**Exercise goal:**
Leave out any picture and return the remaining listing below exactly as given.

[Plotting code records]
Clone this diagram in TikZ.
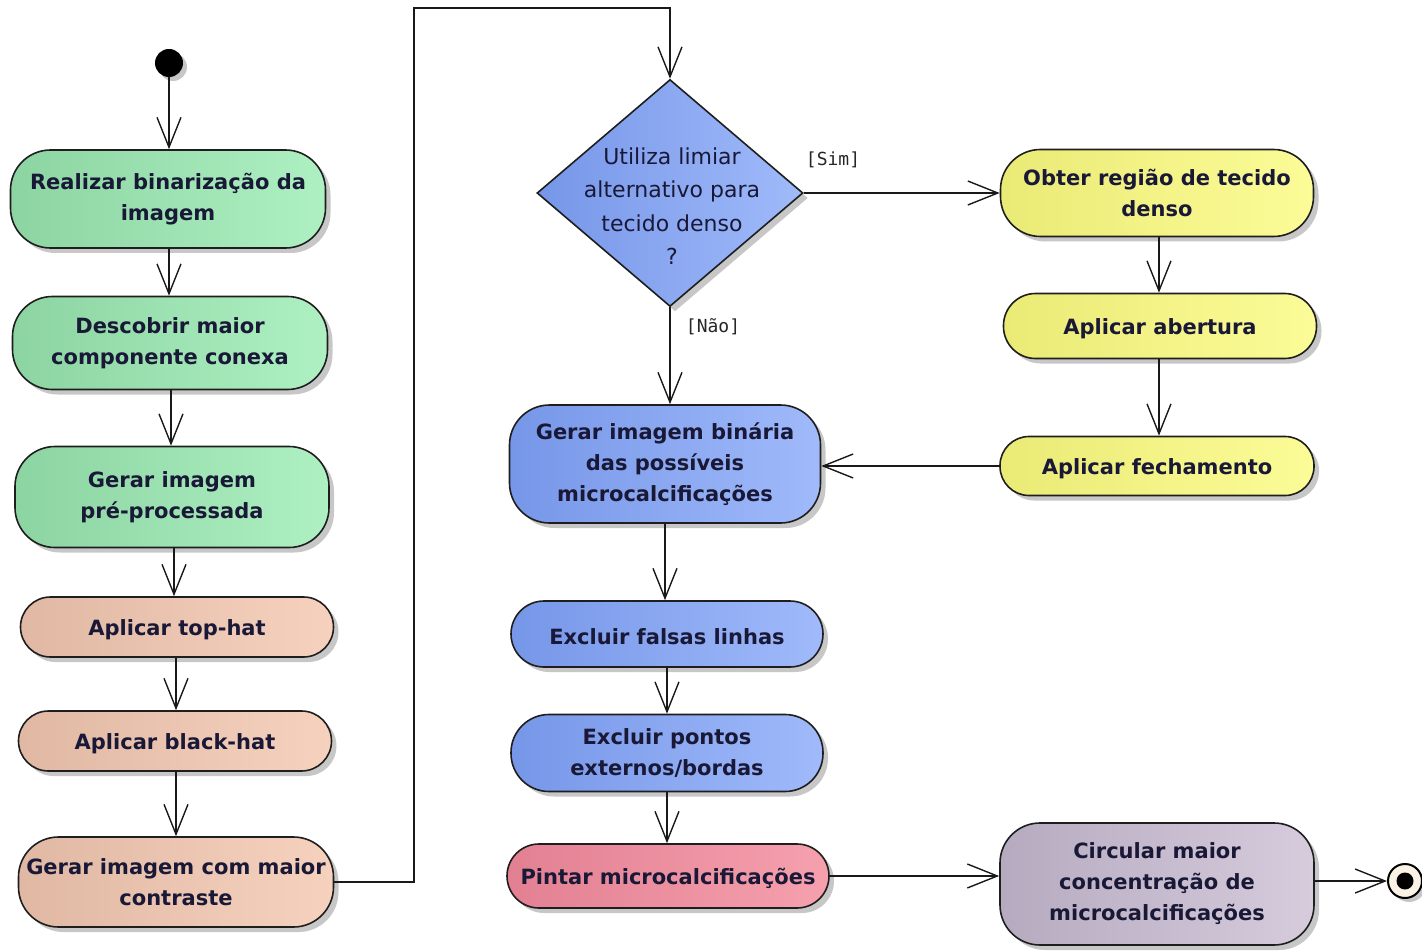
\documentclass[tikz,border=0pt]{standalone}
\usepackage{fontspec}
\setmainfont{DejaVu Sans}
\newfontfamily\monolbl{DejaVu Sans Mono}
\usetikzlibrary{arrows.meta,shadows,shapes.geometric}
\definecolor{txt}{RGB}{25,25,55}
\definecolor{bordc}{RGB}{30,30,30}
\definecolor{gL}{RGB}{140,212,162}\definecolor{gR}{RGB}{174,240,194}
\definecolor{pL}{RGB}{224,184,164}\definecolor{pR}{RGB}{246,210,190}
\definecolor{bL}{RGB}{118,150,232}\definecolor{bR}{RGB}{160,186,250}
\definecolor{yL}{RGB}{234,234,118}\definecolor{yR}{RGB}{252,252,152}
\definecolor{rL}{RGB}{226,128,146}\definecolor{rR}{RGB}{246,160,174}
\definecolor{vL}{RGB}{182,170,192}\definecolor{vR}{RGB}{214,204,220}
\definecolor{endfill}{RGB}{250,242,228}
\tikzset{
  act/.style={draw=bordc, line width=1.6pt, align=center, inner sep=2pt,
    text=txt, font=\fontsize{21}{31}\selectfont\bfseries,
    execute at begin node={\rule{0pt}{22pt}},
    drop shadow={shadow xshift=5pt, shadow yshift=-5pt, fill=black, opacity=0.22}},
  green/.style={left color=gL, right color=gR},
  peach/.style={left color=pL, right color=pR},
  blueb/.style={left color=bL, right color=bR},
  yell/.style={left color=yL, right color=yR},
  pinkb/.style={left color=rL, right color=rR},
  purp/.style={left color=vL, right color=vR},
  arr/.style={draw=black!90, line width=1.4pt, -{Straight Barb[length=30pt,width=24pt,line width=1.4pt]}},
  lbl/.style={font=\monolbl\fontsize{18}{20}\selectfont, text=black!85, inner sep=0pt},
  dtext/.style={font=\fontsize{22}{33.5}\selectfont, text=txt, align=center, inner sep=0pt}
}
\begin{document}
\begin{tikzpicture}[x=1pt,y=-1pt]
\useasboundingbox (0,0) rectangle (1422,952);
% start
\node[circle, fill=black, minimum size=28pt, inner sep=0pt,
  drop shadow={shadow xshift=4pt, shadow yshift=-4pt, fill=black, opacity=0.22}] (start) at (169,63) {};
% left column
\node[act, green, rounded corners=40pt, minimum width=315pt, minimum height=98pt] (b1) at (168,199) {Realizar binarização da\\imagem};
\node[act, green, rounded corners=40pt, minimum width=315pt, minimum height=93pt] (b2) at (170,343) {Descobrir maior\\componente conexa};
\node[act, green, rounded corners=40pt, minimum width=314pt, minimum height=101pt] (b3) at (172,497) {Gerar imagem\\pré-processada};
\node[act, peach, rounded corners=30pt, minimum width=313pt, minimum height=60pt] (b4) at (177,627) {Aplicar top-hat};
\node[act, peach, rounded corners=30pt, minimum width=313pt, minimum height=60pt] (b5) at (175,741) {Aplicar black-hat};
\node[act, peach, rounded corners=40pt, minimum width=315pt, minimum height=90pt] (b6) at (176,882) {Gerar imagem com maior\\contraste};
% decision
\node[diamond, draw=bordc, line width=1.6pt, left color=bL, right color=bR, minimum width=266pt, minimum height=227pt, inner sep=0pt,
  drop shadow={shadow xshift=5pt, shadow yshift=-5pt, fill=black, opacity=0.22}] (d) at (670,193) {};
\node[dtext] (dq) at (672,206) {Utiliza limiar\\alternativo para\\tecido denso\\?};
\node[lbl] (sim) at (833,160) {[Sim]};
\node[lbl] (nao) at (713,327) {[Não]};
% right column
\node[act, yell, rounded corners=40pt, minimum width=313pt, minimum height=87pt] (y1) at (1157,193) {Obter região de tecido\\denso};
\node[act, yell, rounded corners=32pt, minimum width=313pt, minimum height=65pt] (y2) at (1160,326) {Aplicar abertura};
\node[act, yell, rounded corners=29pt, minimum width=314pt, minimum height=59pt] (y3) at (1157,466) {Aplicar fechamento};
% middle column
\node[act, blueb, rounded corners=40pt, minimum width=311pt, minimum height=118pt] (c1) at (665,464) {Gerar imagem binária\\das possíveis\\microcalcificações};
\node[act, blueb, rounded corners=33pt, minimum width=312pt, minimum height=66pt] (c2) at (667,634) {Excluir falsas linhas};
\node[act, blueb, rounded corners=38pt, minimum width=312pt, minimum height=77pt] (c3) at (667,753) {Excluir pontos\\externos/bordas};
\node[act, pinkb, rounded corners=32pt, minimum width=322pt, minimum height=64pt] (c4) at (668,876) {Pintar microcalcificações};
\node[act, purp, rounded corners=40pt, minimum width=314pt, minimum height=122pt] (pp) at (1157,884) {Circular maior\\concentração de\\microcalcificações};
% end
\node[circle, draw=black, line width=2pt, fill=endfill, minimum size=34pt, inner sep=0pt,
  drop shadow={shadow xshift=4pt, shadow yshift=-4pt, fill=black, opacity=0.22}] (end) at (1405,881) {};
\node[circle, fill=black, minimum size=17pt, inner sep=0pt] (endin) at (end) {};
% connectors
\coordinate (k1) at (414,8);
\draw[arr] (start) -- (start |- b1.north);
\draw[arr] (b1.south -| 169,0) -- (b2.north -| 169,0);
\draw[arr] (b2.south -| 171,0) -- (b3.north -| 171,0);
\draw[arr] (b3.south -| 174,0) -- (b4.north -| 174,0);
\draw[arr] (b4.south -| 176,0) -- (b5.north -| 176,0);
\draw[arr] (b5.south -| 176,0) -- (b6.north -| 176,0);
\draw[arr] (b6.east) -| (k1) -| (d.north);
\draw[arr] (d.east) -- (y1.west);
\draw[arr] (d.south) -- (d.south |- c1.north);
\draw[arr] (y1.south -| 1159,0) -- (y2.north -| 1159,0);
\draw[arr] (y2.south -| 1159,0) -- (y3.north -| 1159,0);
\draw[arr] (y3.west) -- (y3.west -| c1.east);
\draw[arr] (c1.south -| 665,0) -- (c2.north -| 665,0);
\draw[arr] (c2.south -| 667,0) -- (c3.north -| 667,0);
\draw[arr] (c3.south -| 667,0) -- (c4.north -| 667,0);
\draw[arr] (c4.east) -- (c4.east -| pp.west);
\draw[arr] (pp.east |- end) -- (end.west);
\end{tikzpicture}
\end{document}
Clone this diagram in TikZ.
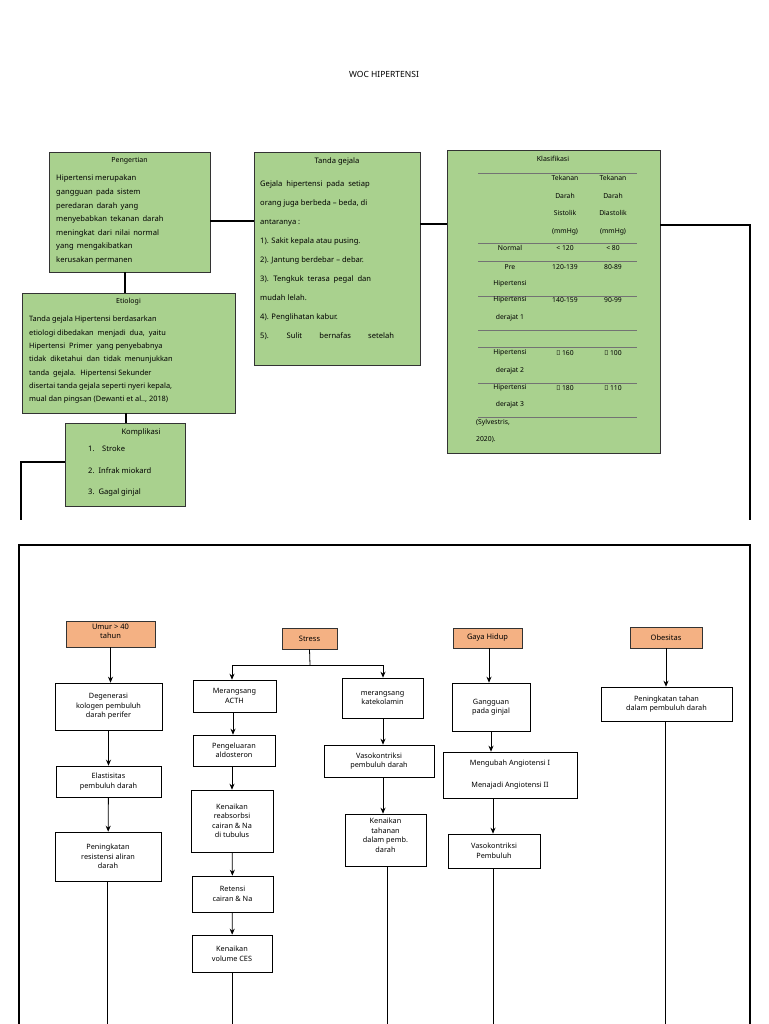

**Correct output:**
Clone this diagram in TikZ.
\documentclass[tikz,border=0pt]{standalone}
\usepackage{fontspec}
\setmainfont{DejaVu Sans}
\newfontfamily\monolbl{DejaVu Sans Mono}
\usetikzlibrary{arrows.meta,shadows,shapes.geometric}
\definecolor{txt}{RGB}{25,25,55}
\definecolor{bordc}{RGB}{30,30,30}
\definecolor{gL}{RGB}{140,212,162}\definecolor{gR}{RGB}{174,240,194}
\definecolor{pL}{RGB}{224,184,164}\definecolor{pR}{RGB}{246,210,190}
\definecolor{bL}{RGB}{118,150,232}\definecolor{bR}{RGB}{160,186,250}
\definecolor{yL}{RGB}{234,234,118}\definecolor{yR}{RGB}{252,252,152}
\definecolor{rL}{RGB}{226,128,146}\definecolor{rR}{RGB}{246,160,174}
\definecolor{vL}{RGB}{182,170,192}\definecolor{vR}{RGB}{214,204,220}
\definecolor{endfill}{RGB}{250,242,228}
\tikzset{
  act/.style={draw=bordc, line width=1.6pt, align=center, inner sep=2pt,
    text=txt, font=\fontsize{21}{31}\selectfont\bfseries,
    execute at begin node={\rule{0pt}{22pt}},
    drop shadow={shadow xshift=5pt, shadow yshift=-5pt, fill=black, opacity=0.22}},
  green/.style={left color=gL, right color=gR},
  peach/.style={left color=pL, right color=pR},
  blueb/.style={left color=bL, right color=bR},
  yell/.style={left color=yL, right color=yR},
  pinkb/.style={left color=rL, right color=rR},
  purp/.style={left color=vL, right color=vR},
  arr/.style={draw=black!90, line width=1.4pt, -{Straight Barb[length=30pt,width=24pt,line width=1.4pt]}},
  lbl/.style={font=\monolbl\fontsize{18}{20}\selectfont, text=black!85, inner sep=0pt},
  dtext/.style={font=\fontsize{22}{33.5}\selectfont, text=txt, align=center, inner sep=0pt}
}
\begin{document}
\begin{tikzpicture}[x=1pt,y=-1pt]
\useasboundingbox (0,0) rectangle (1422,952);
% start
\node[circle, fill=black, minimum size=28pt, inner sep=0pt,
  drop shadow={shadow xshift=4pt, shadow yshift=-4pt, fill=black, opacity=0.22}] (start) at (169,63) {};
% left column
\node[act, green, rounded corners=40pt, minimum width=315pt, minimum height=98pt] (b1) at (168,199) {Realizar binarização da\\imagem};
\node[act, green, rounded corners=40pt, minimum width=315pt, minimum height=93pt] (b2) at (170,343) {Descobrir maior\\componente conexa};
\node[act, green, rounded corners=40pt, minimum width=314pt, minimum height=101pt] (b3) at (172,497) {Gerar imagem\\pré-processada};
\node[act, peach, rounded corners=30pt, minimum width=313pt, minimum height=60pt] (b4) at (177,627) {Aplicar top-hat};
\node[act, peach, rounded corners=30pt, minimum width=313pt, minimum height=60pt] (b5) at (175,741) {Aplicar black-hat};
\node[act, peach, rounded corners=40pt, minimum width=315pt, minimum height=90pt] (b6) at (176,882) {Gerar imagem com maior\\contraste};
% decision
\node[diamond, draw=bordc, line width=1.6pt, left color=bL, right color=bR, minimum width=266pt, minimum height=227pt, inner sep=0pt,
  drop shadow={shadow xshift=5pt, shadow yshift=-5pt, fill=black, opacity=0.22}] (d) at (670,193) {};
\node[dtext] (dq) at (672,206) {Utiliza limiar\\alternativo para\\tecido denso\\?};
\node[lbl] (sim) at (833,160) {[Sim]};
\node[lbl] (nao) at (713,327) {[Não]};
% right column
\node[act, yell, rounded corners=40pt, minimum width=313pt, minimum height=87pt] (y1) at (1157,193) {Obter região de tecido\\denso};
\node[act, yell, rounded corners=32pt, minimum width=313pt, minimum height=65pt] (y2) at (1160,326) {Aplicar abertura};
\node[act, yell, rounded corners=29pt, minimum width=314pt, minimum height=59pt] (y3) at (1157,466) {Aplicar fechamento};
% middle column
\node[act, blueb, rounded corners=40pt, minimum width=311pt, minimum height=118pt] (c1) at (665,464) {Gerar imagem binária\\das possíveis\\microcalcificações};
\node[act, blueb, rounded corners=33pt, minimum width=312pt, minimum height=66pt] (c2) at (667,634) {Excluir falsas linhas};
\node[act, blueb, rounded corners=38pt, minimum width=312pt, minimum height=77pt] (c3) at (667,753) {Excluir pontos\\externos/bordas};
\node[act, pinkb, rounded corners=32pt, minimum width=322pt, minimum height=64pt] (c4) at (668,876) {Pintar microcalcificações};
\node[act, purp, rounded corners=40pt, minimum width=314pt, minimum height=122pt] (pp) at (1157,884) {Circular maior\\concentração de\\microcalcificações};
% end
\node[circle, draw=black, line width=2pt, fill=endfill, minimum size=34pt, inner sep=0pt,
  drop shadow={shadow xshift=4pt, shadow yshift=-4pt, fill=black, opacity=0.22}] (end) at (1405,881) {};
\node[circle, fill=black, minimum size=17pt, inner sep=0pt] (endin) at (end) {};
% connectors
\coordinate (k1) at (414,8);
\draw[arr] (start) -- (start |- b1.north);
\draw[arr] (b1.south -| 169,0) -- (b2.north -| 169,0);
\draw[arr] (b2.south -| 171,0) -- (b3.north -| 171,0);
\draw[arr] (b3.south -| 174,0) -- (b4.north -| 174,0);
\draw[arr] (b4.south -| 176,0) -- (b5.north -| 176,0);
\draw[arr] (b5.south -| 176,0) -- (b6.north -| 176,0);
\draw[arr] (b6.east) -| (k1) -| (d.north);
\draw[arr] (d.east) -- (y1.west);
\draw[arr] (d.south) -- (d.south |- c1.north);
\draw[arr] (y1.south -| 1159,0) -- (y2.north -| 1159,0);
\draw[arr] (y2.south -| 1159,0) -- (y3.north -| 1159,0);
\draw[arr] (y3.west) -- (y3.west -| c1.east);
\draw[arr] (c1.south -| 665,0) -- (c2.north -| 665,0);
\draw[arr] (c2.south -| 667,0) -- (c3.north -| 667,0);
\draw[arr] (c3.south -| 667,0) -- (c4.north -| 667,0);
\draw[arr] (c4.east) -- (c4.east -| pp.west);
\draw[arr] (pp.east |- end) -- (end.west);
\end{tikzpicture}
\end{document}
Clone this diagram in TikZ.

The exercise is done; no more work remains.